__Recorded data__

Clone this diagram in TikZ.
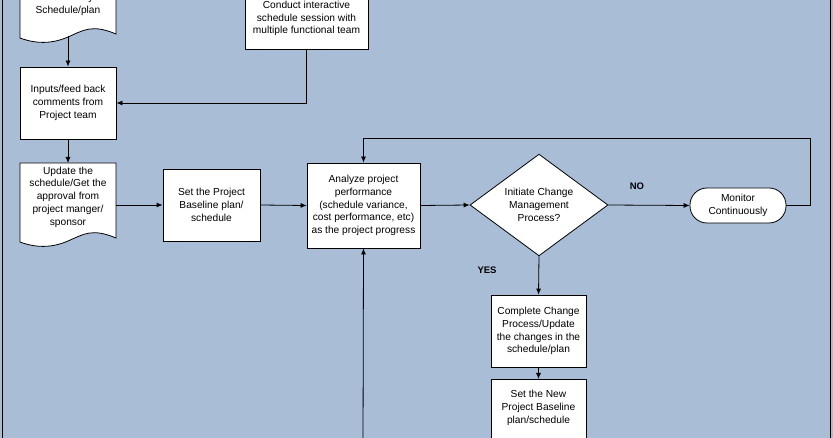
\documentclass[tikz,border=0pt]{standalone}
\usepackage{fontspec}
\setmainfont{Liberation Sans}
\usetikzlibrary{shapes.geometric,arrows.meta}
\begin{document}
\begin{tikzpicture}[x=1pt,y=-1pt,
  ft/.style={font=\fontsize{10.2}{12.8}\selectfont},
  box/.style={draw=black,fill=white,line width=0.8pt,align=center,ft,inner sep=1pt},
  lbl/.style={font=\bfseries\fontsize{9.5}{10}\selectfont},
  arr/.style={-{Latex[length=6pt,width=5pt]},line width=0.8pt}]
\useasboundingbox (0,0) rectangle (833,438);
\clip (0,0) rectangle (833,438);
\fill[fill={rgb,255:red,169;green,189;blue,215}] (0,0) rectangle (833,438);
\draw[line width=0.8pt] (2,-5) -- (2,445);
\draw[line width=0.8pt] (830,-5) -- (830,445);
% documents
\draw[fill=white,line width=0.8pt] (20,-20) -- (116,-20) -- (116,34) .. controls (92,24) and (84,30) .. (68,37) .. controls (52,44) and (36,44) .. (20,38) -- cycle;
\node[align=center,ft] (pre) at (68,4) {Preliminary\\Schedule/plan};
\coordinate (preb) at (68,36);
\node[box,minimum width=96pt,minimum height=72pt] (inp) at (68,103) {Inputs/feed back\\comments from\\Project team};
\draw[fill=white,line width=0.8pt] (20,163) -- (116,163) -- (116,238) .. controls (92,228) and (84,234) .. (68,241) .. controls (52,248) and (36,248) .. (20,242) -- cycle;
\node[align=center,ft] (upd) at (68,197) {Update the\\schedule/Get the\\approval from\\project manger/\\sponsor};
\coordinate (updr) at (116,205);
\coordinate (updt) at (68,163);
\node[box,minimum width=97pt,minimum height=72pt] (base) at (211.5,205) {Set the Project\\Baseline plan/\\schedule};
\node[box,minimum width=113pt,minimum height=85pt] (ana) at (363.5,205.5) {Analyze project\\performance\\(schedule variance,\\cost performance, etc)\\as the project progress};
\node[diamond,draw,fill=white,line width=0.8pt,minimum width=138pt,minimum height=90pt,inner sep=0pt,align=center,ft] (dia) at (539,205) {Initiate Change\\Management\\Process?};
\node[box,rounded corners=17pt,minimum width=96pt,minimum height=35pt] (mon) at (738,205.5) {Monitor\\Continuously};
\draw[fill=white,line width=0.8pt] (245,-20) rectangle (368,49);
\node[align=center,ft] (con) at (306.5,18.5) {Conduct interactive\\schedule session with\\multiple functional team};
\coordinate (conb) at (306.5,49);
\node[box,minimum width=95pt,minimum height=72pt] (cmp) at (538.5,331) {Complete Change\\Process/Update\\the changes in the\\schedule/plan};
\draw[fill=white,line width=0.8pt] (491,379) rectangle (586,460);
\node[align=center,ft] (new) at (538.5,408) {Set the New\\Project Baseline\\plan/schedule};
\coordinate (newt) at (538.5,379);
\node[lbl] (no) at (637,186) {NO};
\node[lbl] (yes) at (487,270) {YES};
\coordinate (lp) at (810,138);
\coordinate (bot) at (363,445);
% arrows
\draw[arr] (preb) -- (inp.north);
\draw[arr] (conb) |- (inp.east);
\draw[arr] (inp.south) -- (updt);
\draw[arr] (updr) -- (base.west);
\draw[arr] (base.east) -- (ana.west);
\draw[arr] (ana.east) -- (dia.west);
\draw[arr] (dia.east) -- (mon.west);
\draw[arr] (mon.east) -| (lp) -| (ana.north);
\draw[arr] (dia.south) -- (cmp.north);
\draw[arr] (cmp.south) -- (newt);
\draw[arr] (bot) -- (ana.south);
\end{tikzpicture}
\end{document}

__What you have to do__
Write out the full listing verbatim, excluding its pictures.

__Full solution__
Clone this diagram in TikZ.
\documentclass[tikz,border=0pt]{standalone}
\usepackage{fontspec}
\setmainfont{Liberation Sans}
\usetikzlibrary{shapes.geometric,arrows.meta}
\begin{document}
\begin{tikzpicture}[x=1pt,y=-1pt,
  ft/.style={font=\fontsize{10.2}{12.8}\selectfont},
  box/.style={draw=black,fill=white,line width=0.8pt,align=center,ft,inner sep=1pt},
  lbl/.style={font=\bfseries\fontsize{9.5}{10}\selectfont},
  arr/.style={-{Latex[length=6pt,width=5pt]},line width=0.8pt}]
\useasboundingbox (0,0) rectangle (833,438);
\clip (0,0) rectangle (833,438);
\fill[fill={rgb,255:red,169;green,189;blue,215}] (0,0) rectangle (833,438);
\draw[line width=0.8pt] (2,-5) -- (2,445);
\draw[line width=0.8pt] (830,-5) -- (830,445);
% documents
\draw[fill=white,line width=0.8pt] (20,-20) -- (116,-20) -- (116,34) .. controls (92,24) and (84,30) .. (68,37) .. controls (52,44) and (36,44) .. (20,38) -- cycle;
\node[align=center,ft] (pre) at (68,4) {Preliminary\\Schedule/plan};
\coordinate (preb) at (68,36);
\node[box,minimum width=96pt,minimum height=72pt] (inp) at (68,103) {Inputs/feed back\\comments from\\Project team};
\draw[fill=white,line width=0.8pt] (20,163) -- (116,163) -- (116,238) .. controls (92,228) and (84,234) .. (68,241) .. controls (52,248) and (36,248) .. (20,242) -- cycle;
\node[align=center,ft] (upd) at (68,197) {Update the\\schedule/Get the\\approval from\\project manger/\\sponsor};
\coordinate (updr) at (116,205);
\coordinate (updt) at (68,163);
\node[box,minimum width=97pt,minimum height=72pt] (base) at (211.5,205) {Set the Project\\Baseline plan/\\schedule};
\node[box,minimum width=113pt,minimum height=85pt] (ana) at (363.5,205.5) {Analyze project\\performance\\(schedule variance,\\cost performance, etc)\\as the project progress};
\node[diamond,draw,fill=white,line width=0.8pt,minimum width=138pt,minimum height=90pt,inner sep=0pt,align=center,ft] (dia) at (539,205) {Initiate Change\\Management\\Process?};
\node[box,rounded corners=17pt,minimum width=96pt,minimum height=35pt] (mon) at (738,205.5) {Monitor\\Continuously};
\draw[fill=white,line width=0.8pt] (245,-20) rectangle (368,49);
\node[align=center,ft] (con) at (306.5,18.5) {Conduct interactive\\schedule session with\\multiple functional team};
\coordinate (conb) at (306.5,49);
\node[box,minimum width=95pt,minimum height=72pt] (cmp) at (538.5,331) {Complete Change\\Process/Update\\the changes in the\\schedule/plan};
\draw[fill=white,line width=0.8pt] (491,379) rectangle (586,460);
\node[align=center,ft] (new) at (538.5,408) {Set the New\\Project Baseline\\plan/schedule};
\coordinate (newt) at (538.5,379);
\node[lbl] (no) at (637,186) {NO};
\node[lbl] (yes) at (487,270) {YES};
\coordinate (lp) at (810,138);
\coordinate (bot) at (363,445);
% arrows
\draw[arr] (preb) -- (inp.north);
\draw[arr] (conb) |- (inp.east);
\draw[arr] (inp.south) -- (updt);
\draw[arr] (updr) -- (base.west);
\draw[arr] (base.east) -- (ana.west);
\draw[arr] (ana.east) -- (dia.west);
\draw[arr] (dia.east) -- (mon.west);
\draw[arr] (mon.east) -| (lp) -| (ana.north);
\draw[arr] (dia.south) -- (cmp.north);
\draw[arr] (cmp.south) -- (newt);
\draw[arr] (bot) -- (ana.south);
\end{tikzpicture}
\end{document}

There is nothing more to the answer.